Spring Awakening actors talk disability in the arts

McKelvey Collins, Reporter

The University of California at Los Angeles (UCLA) hosted a Disability Studies Conference on April 12-14 to celebrate 10 years of the UCLA Disability Studies program. The theme of the conference was “Disability as Spectacle.”

One keynote address of the conference was a panel discussion from members of the cast and creative team from Deaf West Theater’s production of Steven Sater’s and Duncan Sheik’s musical Spring Awakening. The show closed on Broadway in Jan. 2016 and garnered three Tony nominations, including Best Revival of a Musical.

Deaf West is a Los Angeles-based theater institution that offers productions that are performed in American Sign Language (ASL) and English.

The Broadway revival of Spring Awakening was unique because the cast was composed of both hearing and deaf actors, and was performed in ASL and spoken English simultaneously. It also marked the debut of Ali Stroker, the first actor in a wheelchair on Broadway.

Members of the cast and creative team spoke or signed at a panel highlighting their experiences while working on the show. One of the main points emphasized at the panel was how it was crucial for a creative team to give differently abled people the representation they deserve in the media, whether on film, television, or in live theatre.

“I think it’s just looking for opportunities, not only for actors but everyone involved in production (with many different abilities, whether it’s deafness or otherwise), to be involved and trying to open up our ideas of what a character should be,” said Spring Awakening’s Tony-nominated director Michael Arden. “Why can’t this character in a film I wrote, even though I didn’t write them as deaf, what about a deaf actor for that role?”

Arden used this philosophy, not only in creating Deaf West’s Spring Awakening, but also in casting Stroker. The creative team had not originally planned on casting an actor in a wheelchair, but were impressed by Stroker’s audition and later gave her the supporting role of Anna.

Another point made was that being open-minded about diversity is not only important for casting directors, but also for hearing actors.

“With any minority, or anybody with a disability, whatever it is…so much of their platform tends to be taken over by people…like how the straight community voiced out for the gay community,” said Daniel David Stewart, who played the voice of the deaf character Ernst in the production. “And I think so much of it is stepping off the pedestal and giving the pedestal to the people who can actually represent it authentically. Like Michael and everyone talked about up there. It’s so important, at least for me, to have authentic representation in film of these people.”

Authentic representation comes from having actors who are a member of a minority play a character who is part of the same minority. In many instances, minority roles are given to actors who are straight, white, cisgender, hearing, or able-bodied.

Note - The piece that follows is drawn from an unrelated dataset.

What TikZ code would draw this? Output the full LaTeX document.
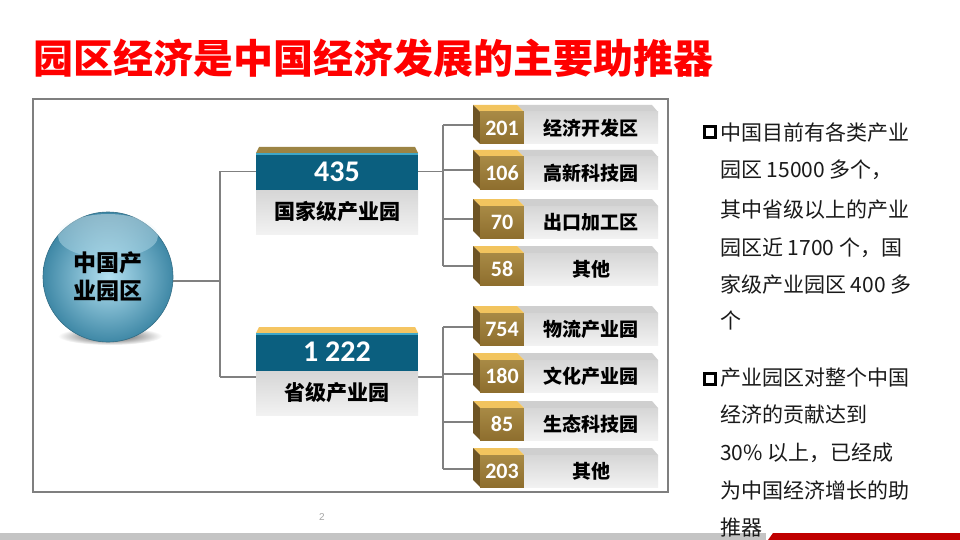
\documentclass[tikz,border=0pt]{standalone}
\usepackage{fontspec}
\setmainfont{Liberation Sans}
\newfontfamily\cjk{Noto Sans CJK SC}
\newfontfamily\numf{Carlito}
\usetikzlibrary{calc}
\pgfdeclarelayer{bg}
\pgfsetlayers{bg,main}
\definecolor{titlered}{HTML}{FF0000}
\definecolor{framegray}{HTML}{7F7F7F}
\definecolor{conngray}{HTML}{808080}
\definecolor{tealband}{HTML}{0B5F7F}
\definecolor{tealline}{HTML}{3FA7C8}
\definecolor{goldA}{HTML}{9C8444}
\definecolor{goldB}{HTML}{F5C562}
\definecolor{goldfaceT}{HTML}{A88A45}
\definecolor{goldfaceB}{HTML}{8E6E2E}
\definecolor{goldside}{HTML}{6E5424}
\definecolor{goldtop}{HTML}{F2C45E}
\definecolor{graytop}{HTML}{CFCFCF}
\definecolor{grayT}{HTML}{D6D6D6}
\definecolor{grayB}{HTML}{F2F2F2}
\definecolor{sphin}{HTML}{B4E1F1}
\definecolor{sphout}{HTML}{3F88A6}
\definecolor{barred}{HTML}{C00000}
\definecolor{bargray}{HTML}{C4C4C4}
\definecolor{bodyc}{HTML}{1A1A1A}
\newcommand\parkbox[4]{%
  \fill[graytop] (524,{#2-16}) -- (517,{#2-23}) -- (652,{#2-23}) -- (658,{#2-16}) -- cycle;
  \fill[goldtop] (480,{#2-16}) -- (473,{#2-23}) -- (517,{#2-23}) -- (524,{#2-16}) -- cycle;
  \fill[goldside] (473,{#2-23}) -- (480,{#2-16}) -- (480,{#2+16}) -- (473,{#2+9}) -- cycle;
  \node[numface] (#1n) at (502,#2) {#3};
  \node[labface] (#1l) at (591,#2) {#4};
}
\begin{document}
\begin{tikzpicture}[x=1pt,y=-1pt,
  conn/.style={draw=conngray,line width=1.8pt},
  numface/.style={minimum width=44pt,minimum height=32pt,inner sep=0pt,
    top color=goldfaceT,bottom color=goldfaceB,text=white,
    font=\numf\bfseries\fontsize{22}{22}\selectfont},
  labface/.style={minimum width=134pt,minimum height=32pt,inner sep=0pt,
    top color=grayT,bottom color=grayB,text=black,
    font=\cjk\bfseries\fontsize{19}{19}\selectfont},
  tealbox/.style={fill=tealband,minimum width=162pt,inner sep=0pt,text=white,
    font=\numf\bfseries\fontsize{30}{30}\selectfont},
  graybox/.style={top color=grayT,bottom color=grayB,minimum width=162pt,
    minimum height=44pt,inner sep=0pt,text=black,
    font=\cjk\bfseries\fontsize{21}{21}\selectfont},
  bodytext/.style={anchor=west,inner sep=0pt,text=bodyc,
    font=\cjk\fontsize{21}{21}\selectfont},
  bulletbox/.style={draw=black,line width=2.8pt,minimum size=11pt,inner sep=0pt}
]
\useasboundingbox (0,0) rectangle (960,540);
\begin{pgfonlayer}{bg}
\fill[white] (0,0) rectangle (960,540);
\end{pgfonlayer}

% title
\node[anchor=west,inner sep=0pt,text=titlered,
  font=\cjk\bfseries\fontsize{40}{40}\selectfont] (title) at (33,58)
  {园区经济是中国经济发展的主要助推器};

% frame
\draw[draw=framegray,line width=1.8pt] (33,99) rectangle (668,492);

% sphere
\shade[inner color=black!75,outer color=white] (110,336) ellipse (52pt and 9pt);
\node[circle,minimum size=130pt,inner sep=0pt,inner color=sphin,outer color=sphout,
  draw=sphout!80!black,line width=0.6pt] (sph) at (108,277) {};
\shade[top color=white,bottom color=sphin,opacity=0.4] (108,236) ellipse (50pt and 22pt);
\node[align=center,inner sep=0pt,font=\cjk\bfseries\fontsize{23}{28}\selectfont] (sphtext) at (108,277)
  {中国产\\业园区};

% national box
\fill[goldA] (259,147) -- (415,147) -- (418,153) -- (256,153) -- cycle;
\node[tealbox,minimum height=37pt] (t1) at (337,171.5) {435};
\draw[tealline,line width=1.5pt] (256,153.8) -- (418,153.8);
\node[graybox] (g1) at (337,212) {国家级产业园};

% provincial box
\fill[goldB] (259,327) -- (415,327) -- (418,333) -- (256,333) -- cycle;
\node[tealbox,minimum height=38pt] (t2) at (337,352) {1 222};
\draw[tealline,line width=1.5pt] (256,333.8) -- (418,333.8);
\node[graybox] (g2) at (337,393) {省级产业园};

% small boxes
\parkbox{a}{128}{201}{经济开发区}
\parkbox{b}{173}{106}{高新科技园}
\parkbox{c}{222}{70}{出口加工区}
\parkbox{d}{269}{58}{其他}
\parkbox{e}{329}{754}{物流产业园}
\parkbox{f}{376}{180}{文化产业园}
\parkbox{g}{424}{85}{生态科技园}
\parkbox{h}{471}{203}{其他}

% connectors
\coordinate (j0) at (220,281);
\coordinate (j1) at (220,171.5);
\coordinate (j2) at (220,377);
\coordinate (k1) at (443,171.5);
\coordinate (k2) at (443,377);
\begin{pgfonlayer}{bg}
\draw[conn] (sph.east |- j0) -- (j0);
\draw[conn] (j1) -- (j2);
\draw[conn] (j1) -- (t1.west);
\draw[conn] (g2.west |- j2) -- (j2);
\draw[conn] (t1.east) -- (k1);
\draw[conn] (g2.east |- k2) -- (k2);
\draw[conn] (443,{128-3}) -- (443,{269-3});
\draw[conn] (443,{329-2}) -- (443,{471-2});
\foreach \b/\s in {a/3,b/3,c/3,d/3,e/2,f/2,g/2,h/2}{
  \draw[conn] ([yshift=\s pt]\b n.west) -- ++(-37,0);
}
\end{pgfonlayer}

% right text
\node[bulletbox] (bu1) at (710,132) {};
\node[bodytext] (r1) at (720,133) {中国目前有各类产业};
\node[bodytext] (r2) at (720,170) {园区 15000 多个，};
\node[bodytext] (r3) at (720,210) {其中省级以上的产业};
\node[bodytext] (r4) at (720,248) {园区近 1700 个，国};
\node[bodytext] (r5) at (720,285) {家级产业园区 400 多};
\node[bodytext] (r6) at (720,320) {个};
\node[bulletbox] (bu2) at (710,379) {};
\node[bodytext] (r7) at (720,378) {产业园区对整个中国};
\node[bodytext] (r8) at (720,415) {经济的贡献达到};
\node[bodytext] (r9) at (720,453) {30\% 以上，已经成};
\node[bodytext] (r10) at (720,490) {为中国经济增长的助};

% bottom bar
\fill[bargray] (0,533) rectangle (766,540);
\fill[barred] (768,540) -- (773,533) -- (960,533) -- (960,540) -- cycle;
\node[bodytext] (r11) at (720,528) {推器};
\node[inner sep=0pt,text=gray!70,font=\fontsize{10}{10}\selectfont] (pg) at (322,517) {2};
\end{tikzpicture}
\end{document}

A few examples of this include Scarlett Johansson, a white actress, playing a character who was originally written as Japanese in Ghost in the Shell; Eddie Redmayne, a cisgender actor, playing a transgender character in The Danish Girl; and Sam Claflin, an abled actor, playing a quadriplegic character in Me Before You.

This is why Spring Awakening was so groundbreaking and why it is important for people in film, television, and live theater to be inclusive of diversity.

“I can see 100% accessibility for the deaf and disabled actors/actresses,” wrote Miles Barbee, a Deaf actor who played the role of Otto in the show. “I hope people will be open and include deaf/disability in the arts.”

“Create the ‘new normal’ where everyone is just everyone,” wrote Deaf actress Sandra Mae Frank, who starred as Wendla, on what she saw for the future of diversity in the arts.

While shows like Spring Awakening show the world how much deaf and disabled actors can accomplish when given the opportunity, people in the industry believe there is still a long way to go.

“I feel that the art of sign language in TV and film and theater is young–we have a long road ahead of us,” wrote DJ Kurs, the artistic director of Deaf West. “With any luck, we’ll continue to create art and to bring ourselves forth in this universe.”